I have received a lot of representations during the course of the treaties committee hearings about the lack of travel provisions in this treaty. Other treaties that the United States has recently negotiated have contained provisions which freed up the travel arrangements between those countries and the United States. They may well not be agreed to ultimately by the US Congress, but it is a real gap in our consideration here. If we are to have enhanced trading opportunities with the United States, the government needs to use other measures to ensure that those provisions are negotiated separately and in parallel with this treaty if it is to really move forward. Improving travel rights to the United States, especially in a post 9-11 world, is a very significant means of improving business and communication between our two countries. Without that, the treaty will have far less economic value to our country. There are significant travel barriers now for business and other professional people moving between the two countries—not so for tourists, but certainly for business and professional people—and they need to be addressed separately.

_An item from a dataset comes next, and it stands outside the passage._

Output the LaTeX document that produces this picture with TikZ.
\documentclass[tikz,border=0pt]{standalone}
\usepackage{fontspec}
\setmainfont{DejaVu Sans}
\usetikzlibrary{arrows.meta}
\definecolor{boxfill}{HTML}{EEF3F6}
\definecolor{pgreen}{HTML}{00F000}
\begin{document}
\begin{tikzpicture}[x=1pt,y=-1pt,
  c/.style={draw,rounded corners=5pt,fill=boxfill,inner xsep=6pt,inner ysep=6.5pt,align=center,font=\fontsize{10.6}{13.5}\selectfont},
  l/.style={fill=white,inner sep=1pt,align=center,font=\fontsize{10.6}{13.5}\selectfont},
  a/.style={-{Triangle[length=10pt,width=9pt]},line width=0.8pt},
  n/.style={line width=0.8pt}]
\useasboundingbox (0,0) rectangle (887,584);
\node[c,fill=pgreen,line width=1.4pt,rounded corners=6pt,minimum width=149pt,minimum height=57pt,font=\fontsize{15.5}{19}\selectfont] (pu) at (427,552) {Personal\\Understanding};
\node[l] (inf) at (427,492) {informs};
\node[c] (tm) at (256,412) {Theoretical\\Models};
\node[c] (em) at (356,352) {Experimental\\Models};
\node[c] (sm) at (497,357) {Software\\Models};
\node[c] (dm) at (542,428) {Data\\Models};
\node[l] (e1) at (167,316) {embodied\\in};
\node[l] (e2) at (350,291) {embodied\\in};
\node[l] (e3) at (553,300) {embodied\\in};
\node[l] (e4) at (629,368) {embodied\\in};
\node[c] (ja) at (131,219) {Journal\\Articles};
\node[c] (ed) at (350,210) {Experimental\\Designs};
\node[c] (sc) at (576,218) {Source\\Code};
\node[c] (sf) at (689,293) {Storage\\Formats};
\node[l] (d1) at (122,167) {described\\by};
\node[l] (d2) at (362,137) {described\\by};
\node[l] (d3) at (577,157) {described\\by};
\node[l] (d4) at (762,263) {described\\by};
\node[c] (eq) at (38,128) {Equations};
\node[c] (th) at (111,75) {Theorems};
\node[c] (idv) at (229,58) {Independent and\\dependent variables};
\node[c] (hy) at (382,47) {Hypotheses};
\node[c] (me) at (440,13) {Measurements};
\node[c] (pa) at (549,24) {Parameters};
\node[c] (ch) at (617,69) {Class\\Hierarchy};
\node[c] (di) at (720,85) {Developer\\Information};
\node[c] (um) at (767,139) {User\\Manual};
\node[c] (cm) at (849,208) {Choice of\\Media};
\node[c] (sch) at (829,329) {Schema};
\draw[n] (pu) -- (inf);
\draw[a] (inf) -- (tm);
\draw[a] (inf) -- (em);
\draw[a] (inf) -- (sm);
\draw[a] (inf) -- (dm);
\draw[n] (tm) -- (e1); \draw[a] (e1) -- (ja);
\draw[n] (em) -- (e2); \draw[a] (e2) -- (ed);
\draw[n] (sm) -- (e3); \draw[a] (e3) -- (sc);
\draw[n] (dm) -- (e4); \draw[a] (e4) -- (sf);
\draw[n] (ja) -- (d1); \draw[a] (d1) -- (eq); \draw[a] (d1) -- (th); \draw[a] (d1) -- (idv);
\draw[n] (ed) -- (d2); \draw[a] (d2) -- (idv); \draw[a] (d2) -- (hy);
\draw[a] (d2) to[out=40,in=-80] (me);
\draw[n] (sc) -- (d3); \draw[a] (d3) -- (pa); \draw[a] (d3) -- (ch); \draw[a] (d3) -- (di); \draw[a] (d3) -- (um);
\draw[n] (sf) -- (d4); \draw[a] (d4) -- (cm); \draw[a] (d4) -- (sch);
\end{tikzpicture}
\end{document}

Mutual recognition of professional qualifications and other trade qualifications is also a significant problem. If you are an Australian lawyer and you have the right to practise in the United States, that will be gained in one state and one state only. If you need to practise in another state, you will have to sit a separate bar admission exam—and again and again in each of the states of the United States. That is an enormous impediment to qualifying to practise in the United States. The same is true in all of the other professions, and that is an enormous barrier to practising in the United States in any of those professional areas. It is an enormous barrier within the United States itself; it does not just apply to foreign applicants like Australians. Indeed, the United States could benefit its own microeconomic reform process by tackling these areas. Far be it from me or Australians to give the United States advice on microeconomic reform, but it would be of enormous benefit were it to tackle this. In terms of mutual recognition, as we have it in the treaty, that would be a significant area for the government to press the United States on.

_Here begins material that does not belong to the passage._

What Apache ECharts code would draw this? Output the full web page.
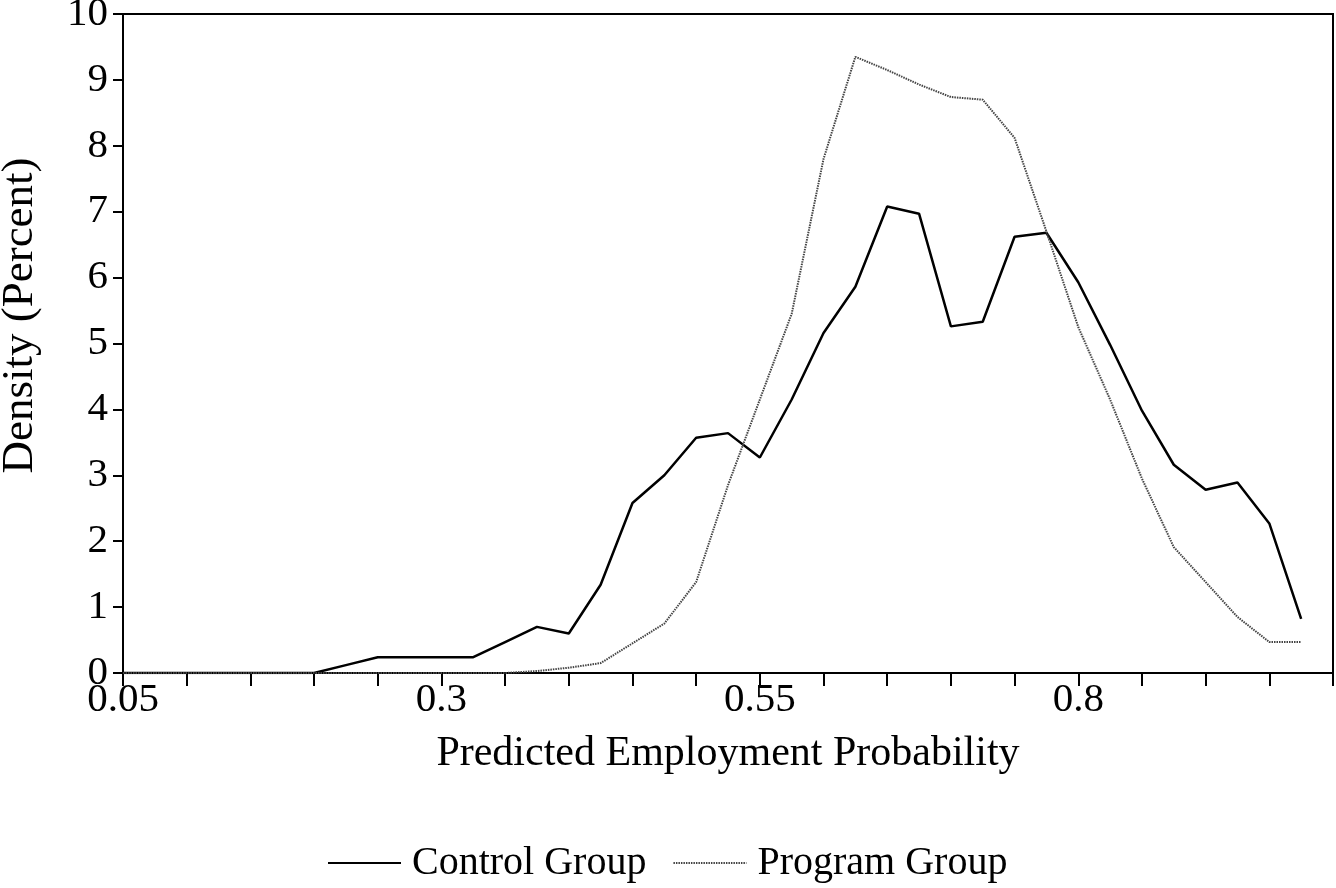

I think we need to bear in mind that many Australians feel that the effect on the manufacturing industry, like the motor vehicle manufacturers in my own electorate, will be significant. The lowering of tariff barriers in this area does have an impact on people's lives. When these motor vehicle tariff areas are adjusted, the government needs to take into account that the United States, while it still has agricultural subsidies, also has a number of those in relation to the manufacturing industry. It has significant support structures for the manufacturing industry in the United States which, while not being subsidies, are certainly support structures for research and development. It has contracts with defence industries which provide significant support for manufacturing through the defence contracting support structures. So there are hidden subsidies in the United States which do not go directly to the manufacturing industry by way of support but are indirect support structures. Those need to be taken into account.

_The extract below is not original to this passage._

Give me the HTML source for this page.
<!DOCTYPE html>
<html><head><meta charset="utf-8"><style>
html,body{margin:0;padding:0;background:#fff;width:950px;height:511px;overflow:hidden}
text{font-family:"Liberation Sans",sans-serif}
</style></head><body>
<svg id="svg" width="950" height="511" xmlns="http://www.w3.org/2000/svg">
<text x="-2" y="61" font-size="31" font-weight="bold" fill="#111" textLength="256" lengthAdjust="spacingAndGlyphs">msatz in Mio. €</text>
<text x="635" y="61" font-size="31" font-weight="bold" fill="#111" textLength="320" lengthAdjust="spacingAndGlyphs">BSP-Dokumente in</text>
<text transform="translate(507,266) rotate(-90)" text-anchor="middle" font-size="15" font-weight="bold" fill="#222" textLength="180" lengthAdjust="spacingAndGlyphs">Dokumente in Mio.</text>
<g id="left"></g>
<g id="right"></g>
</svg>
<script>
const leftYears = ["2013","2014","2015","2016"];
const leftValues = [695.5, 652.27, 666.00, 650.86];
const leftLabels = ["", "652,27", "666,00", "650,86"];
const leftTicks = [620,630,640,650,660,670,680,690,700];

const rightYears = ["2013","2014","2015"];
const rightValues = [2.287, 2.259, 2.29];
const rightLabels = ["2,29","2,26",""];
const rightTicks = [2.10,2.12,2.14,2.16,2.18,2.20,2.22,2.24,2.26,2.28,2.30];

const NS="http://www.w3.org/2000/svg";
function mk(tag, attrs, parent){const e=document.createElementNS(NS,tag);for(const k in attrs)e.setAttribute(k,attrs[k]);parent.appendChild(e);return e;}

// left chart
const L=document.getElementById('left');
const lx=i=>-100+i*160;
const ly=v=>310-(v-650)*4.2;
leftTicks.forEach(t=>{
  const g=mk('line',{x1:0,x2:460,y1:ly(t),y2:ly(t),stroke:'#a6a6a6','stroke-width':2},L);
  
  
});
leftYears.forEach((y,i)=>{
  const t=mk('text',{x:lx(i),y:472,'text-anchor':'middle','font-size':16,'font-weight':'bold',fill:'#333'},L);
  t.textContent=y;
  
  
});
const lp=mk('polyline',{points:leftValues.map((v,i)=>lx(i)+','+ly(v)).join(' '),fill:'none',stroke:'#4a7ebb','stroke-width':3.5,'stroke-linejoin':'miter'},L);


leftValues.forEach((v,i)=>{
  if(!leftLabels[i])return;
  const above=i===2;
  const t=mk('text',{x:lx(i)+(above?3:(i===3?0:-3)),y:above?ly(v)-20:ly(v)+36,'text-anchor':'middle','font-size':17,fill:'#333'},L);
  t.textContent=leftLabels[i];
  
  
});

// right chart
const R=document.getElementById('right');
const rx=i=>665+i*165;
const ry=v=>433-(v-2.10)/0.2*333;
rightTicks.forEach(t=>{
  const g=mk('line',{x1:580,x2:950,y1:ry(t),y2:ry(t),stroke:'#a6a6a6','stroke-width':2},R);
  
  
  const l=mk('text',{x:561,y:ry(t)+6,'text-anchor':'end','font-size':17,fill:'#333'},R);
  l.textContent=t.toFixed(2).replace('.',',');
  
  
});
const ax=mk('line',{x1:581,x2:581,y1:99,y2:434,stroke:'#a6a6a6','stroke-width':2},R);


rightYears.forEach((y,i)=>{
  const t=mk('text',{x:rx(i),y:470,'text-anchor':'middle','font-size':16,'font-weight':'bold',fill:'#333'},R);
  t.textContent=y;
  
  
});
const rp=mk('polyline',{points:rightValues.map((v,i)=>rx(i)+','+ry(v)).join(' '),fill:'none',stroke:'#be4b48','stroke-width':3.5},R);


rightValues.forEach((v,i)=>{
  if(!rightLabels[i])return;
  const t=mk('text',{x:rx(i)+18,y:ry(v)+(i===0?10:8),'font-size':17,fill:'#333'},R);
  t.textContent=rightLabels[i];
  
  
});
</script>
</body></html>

When assessing this treaty, I do not think we should jump to a government imposed, election-viewed deadline to this. It is an important treaty, one which could have significant benefits for Australia but which can only be taken into account as part of our national interest when we look at the whole of the treaty and the domestic underpinning legislation. So let us not do this in a rush; let us not do it overnight. Let us do it in a proper and mature and reflective way when we have all of the evidence to hand. That will be here in early August. Let us do it in a proper and mature way when we know whether or not it is in the national interest. Only then can we decide what the outcome ought to be.

Debate (on motion by Mr Ruddock) adjourned.